Place Made: Los Angeles, United States, North America

Period

21st century

Object Name

Print

Research Area

Print

Not on view

Label

In response to the 2020 US census count, Álvaro Márquez created a map-based print of the South Bay Los Angeles. With tents and police cars on top of the map calling attention to unhoused people who are often left out of the census count, this print is both a message of empowerment and a call to action regarding homelessness and the policing of public spaces. The Spanish galleons refer to the present-day conceptions of private property and ownership that emerged as a result of colonialism. Inscribing the work with "Your Presence Counts," Márquez also affirms the existence and livelihoods of unhoused people.
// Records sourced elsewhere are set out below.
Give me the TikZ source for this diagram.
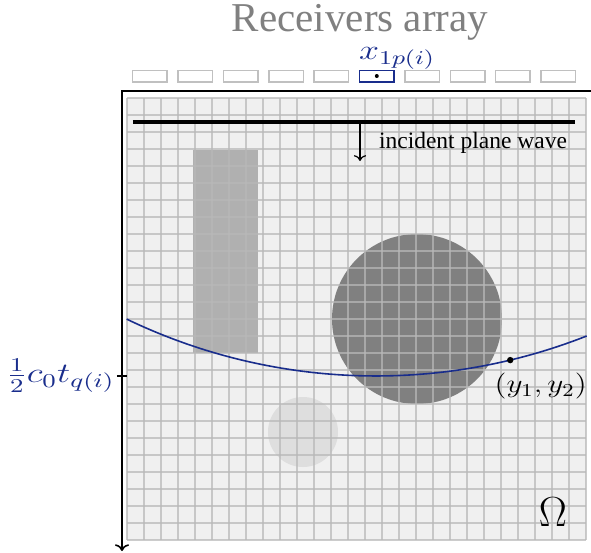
\documentclass[tikz,border=0pt]{standalone}
\usepackage{fix-cm}
\usepackage[no-math]{fontspec}
\setmainfont{Liberation Serif}
\usepackage{graphicx}
\usepackage{xcolor}
\usepackage{tikz}
\usetikzlibrary{arrows.meta,positioning}

\definecolor{navyblue}{RGB}{25,45,140}
\definecolor{gridbg}{RGB}{240,240,240}
\definecolor{gridln}{RGB}{184,184,184}
\definecolor{rectgray}{RGB}{176,176,176}
\definecolor{diskgray}{RGB}{128,128,128}
\definecolor{blobgray}{RGB}{222,222,222}
\definecolor{recgray}{RGB}{192,192,192}

\newcommand{\wide}[2]{\scalebox{#1}[1]{#2}}

\begin{document}
\begin{tikzpicture}[
  x=0.5pt, y=-0.5pt,
  title/.style    ={text=gray, font=\fontsize{20.5}{24}\selectfont, inner sep=0pt},
  receiver/.style ={draw=recgray, line width=0.75pt, fill=white,
                    minimum width=17.25pt, minimum height=5.75pt, inner sep=0pt},
  gridline/.style ={draw=gridln, line width=0.55pt, opacity=0.72},
  axis/.style     ={line width=0.8pt, black},
  wave/.style     ={line width=1.8pt, black},
  bluelbl/.style  ={text=navyblue, inner sep=1pt},
]
  \useasboundingbox (0,0) rectangle (591,553);

  % domain
  \fill[gridbg] (127,98) rectangle (586,540);
  \fill[rectgray] (193,150) rectangle (258,353);
  \fill[diskgray] (417,319) circle (42.5pt);
  \fill[blobgray] (303,432) circle (17.5pt);
  \foreach \i in {0,...,27}
    \draw[gridline] ({127+17*\i},98) -- ({127+17*\i},540);
  \foreach \j in {0,...,26}
    \draw[gridline] (127,{98+17*\j}) -- (586,{98+17*\j});

  % incident wave
  \coordinate (wl) at (133,122);
  \coordinate (wr) at (575,122);
  \coordinate (wa) at (360,122);
  \draw[wave] (wl) -- (wr);
  \draw[->, line width=0.6pt] (wa) -- ++(0,39);
  \node[anchor=base west, font=\fontsize{11.75}{14}\selectfont] (inc) at (372,148) {incident plane wave};

  % travel-time curve
  \coordinate (ctr) at (376,-199);
  \draw[navyblue, line width=0.8pt] (ctr) ++(115.7:575) arc[start angle=115.7, end angle=68.5, radius=575];
  \path (ctr) ++(76.5:575) coordinate (pt);
  \fill (pt) circle (1.6pt);
  \node[anchor=north west, inner sep=0pt, font=\fontsize{13}{16}\selectfont] (ylbl) at ([xshift=-8pt,yshift=-6.5pt]pt) {\wide{1.2}{$(y_1,y_2)$}};
  \node[font=\fontsize{21}{25}\selectfont] (omega) at (553,512) {$\Omega$};

  % axes
  \coordinate (orig) at (122,91);
  \coordinate (xend) at (591,91);
  \coordinate (yend) at (122,551);
  \coordinate (tick) at (122,376);
  \draw[axis, ->] (xend) -- (orig) -- (yend);
  \draw[axis] ([xshift=-2.5pt]tick) -- ([xshift=2.5pt]tick);
  \node[bluelbl, anchor=east, font=\fontsize{14}{17}\selectfont] (tlbl) at ([xshift=-2.5pt]tick)
    {\wide{1.33}{$\frac{1}{2}c_0t_{q(i)}$}};

  % receivers
  \node[title, anchor=base] (ttl) at (360,31) {Receivers array};
  \foreach \k in {1,...,5,7,8,9,10}
    \node[receiver] (rec\k) at ({150+45.36*(\k-1)},76) {};
  \node[receiver, draw=navyblue] (rec6) at (376.8,76) {};
  \fill (rec6.center) circle (1pt);
  \node[bluelbl, anchor=south west, inner sep=0pt, font=\fontsize{14}{17}\selectfont] (xlbl) at (rec6.north west)
    {\wide{1.28}{$x_{1p(i)}$}};
\end{tikzpicture}
\end{document}
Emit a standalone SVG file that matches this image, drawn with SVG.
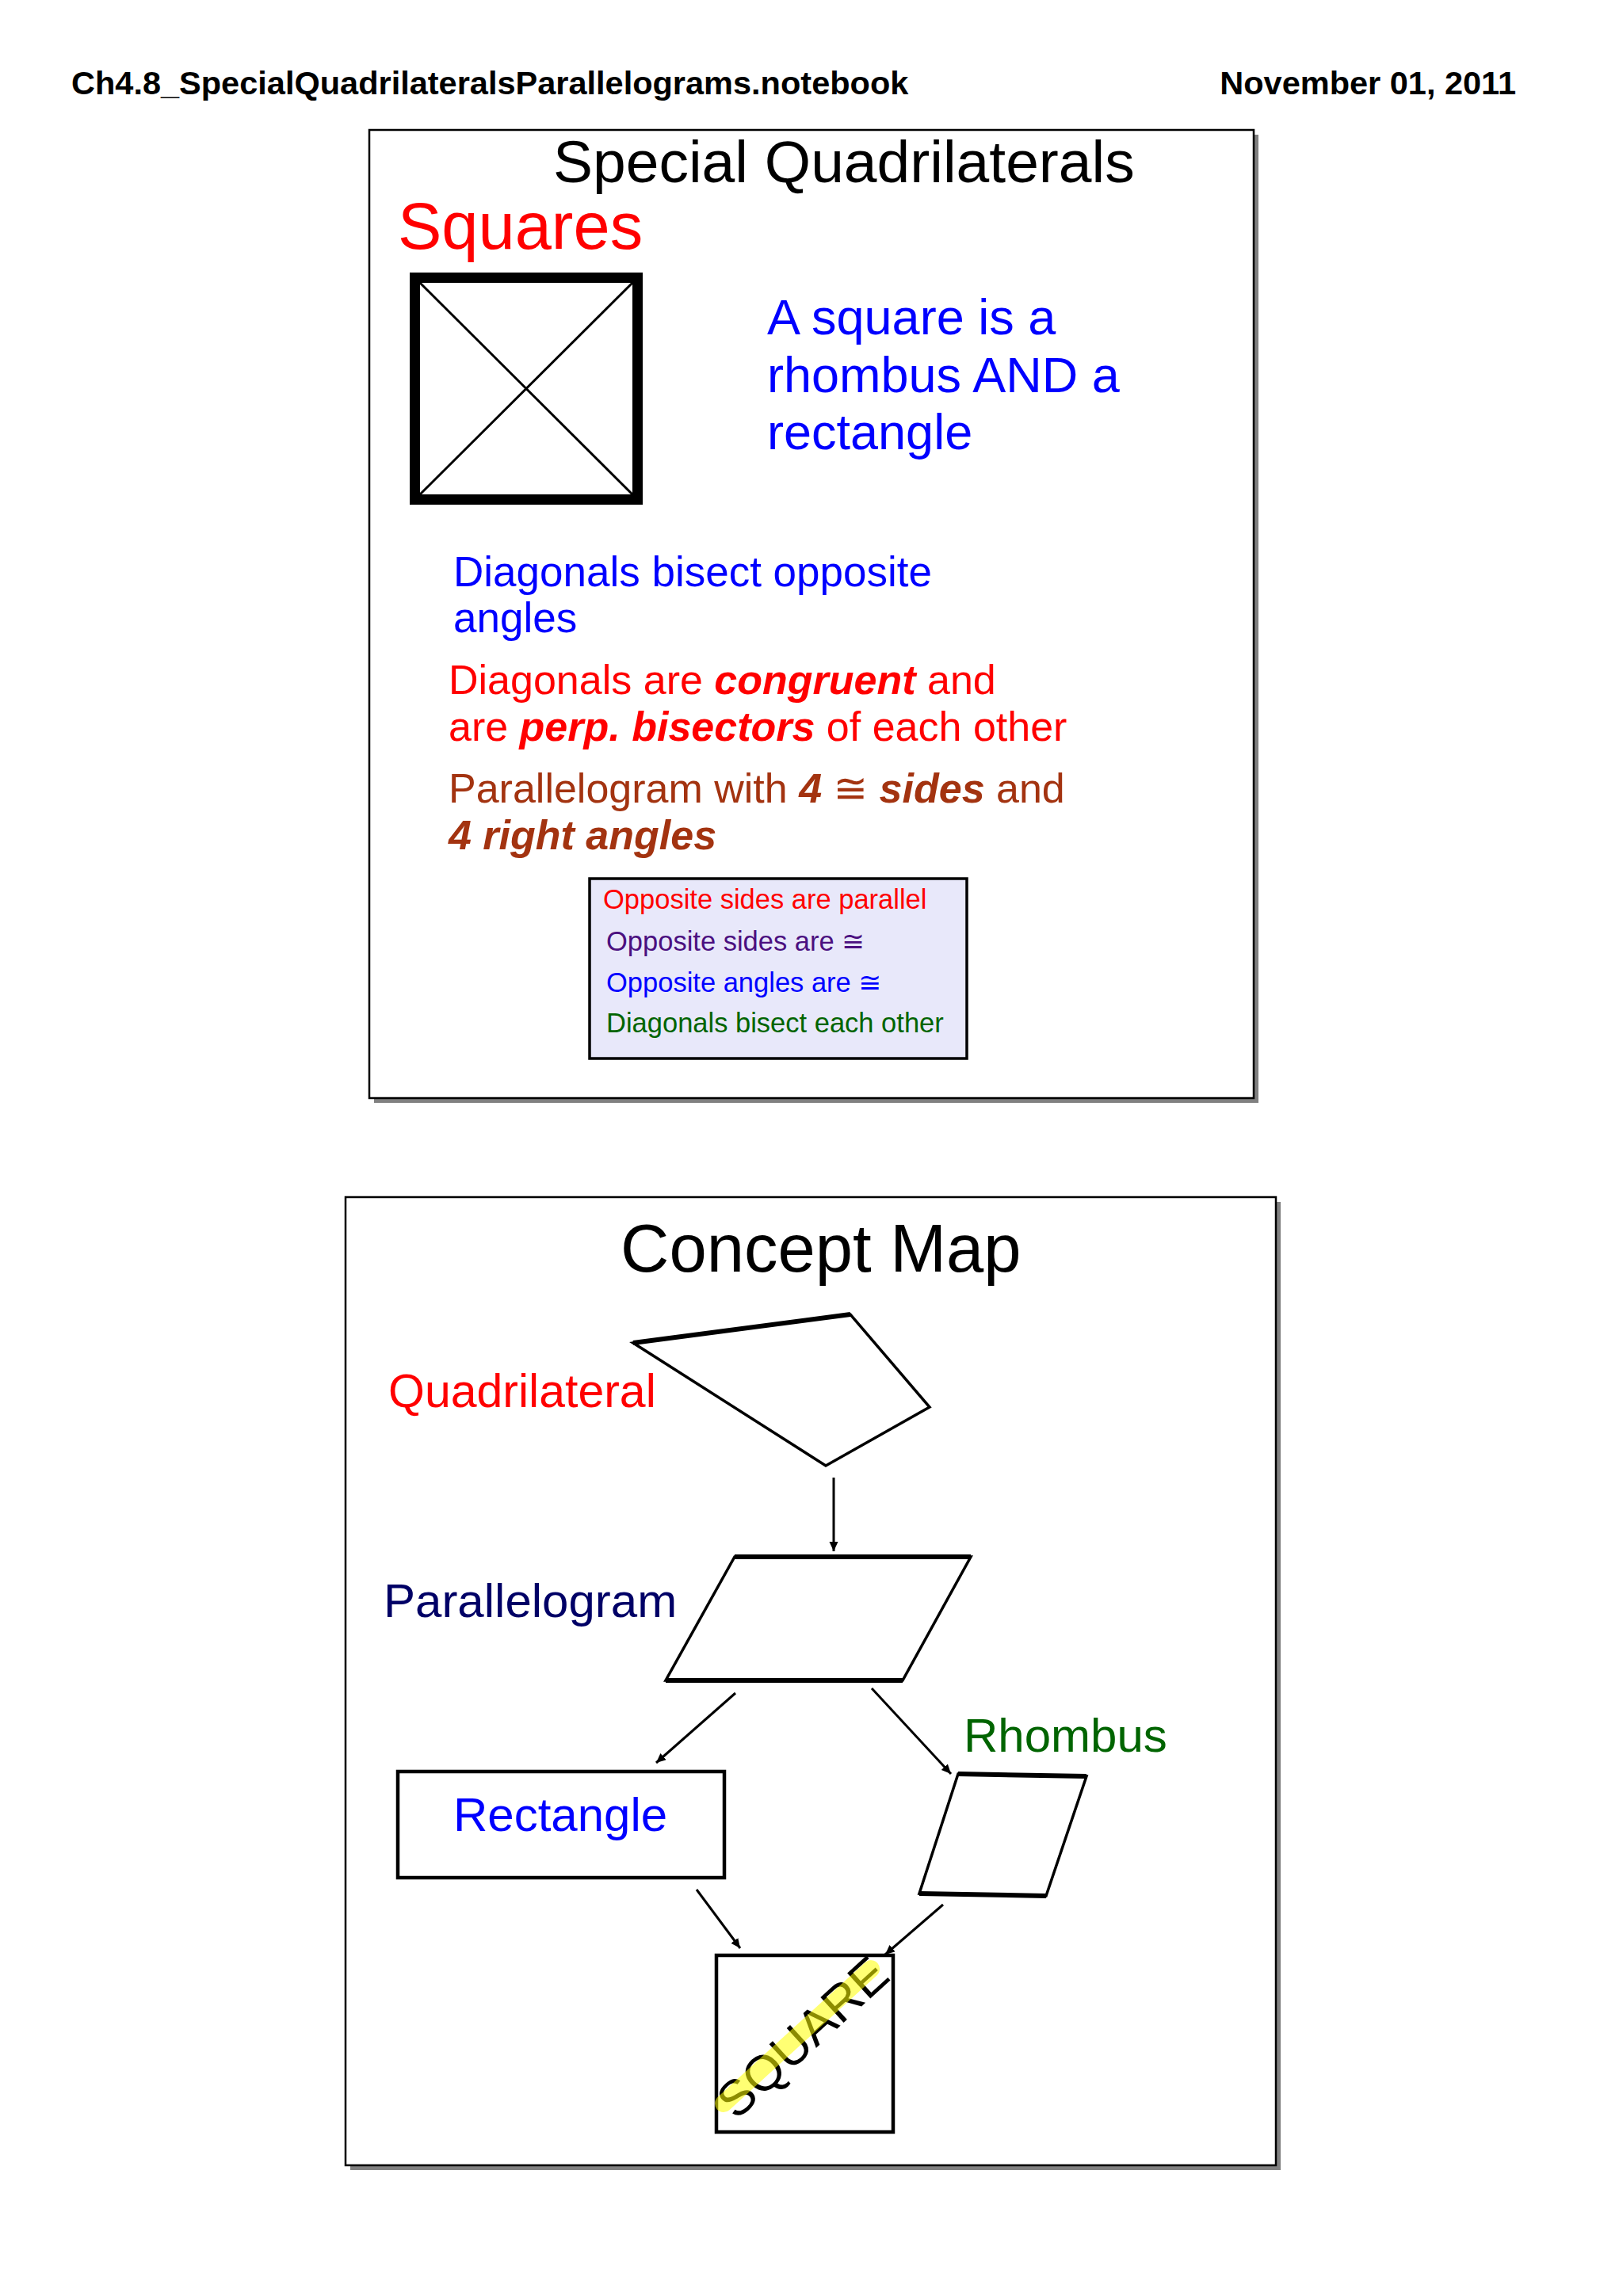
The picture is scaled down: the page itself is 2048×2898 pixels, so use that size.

A Los Angeles–based visual artist, Márquez was raised in East Salinas, California, a community of migrant farm workers and working-class laborers. He describes his work as exploring questions of social, racial, and gender inequality by bridging "low brow" and "high art."

From the 2022 exhibition A DREAM Deferred: Undocumented Immigrants and the American Dream, A Space for Dialogue 106, curated by Yliana Beck, '22 Conroy Intern

Exhibition History

A Space for Dialogue 106, A DREAM Deferred: Undocumented Immigrants and the American Dream, Yliana Beck, Class of 2022, Conroy Intern, Alvin P. Gutman Gallery, Hood Museum of Art, Dartmouth College, Hanover, New Hampshire, April 30 - June 18, 2022.

Provenance

Self Help Graphics & Art, Los Angeles, California; sold to present collection, 2022.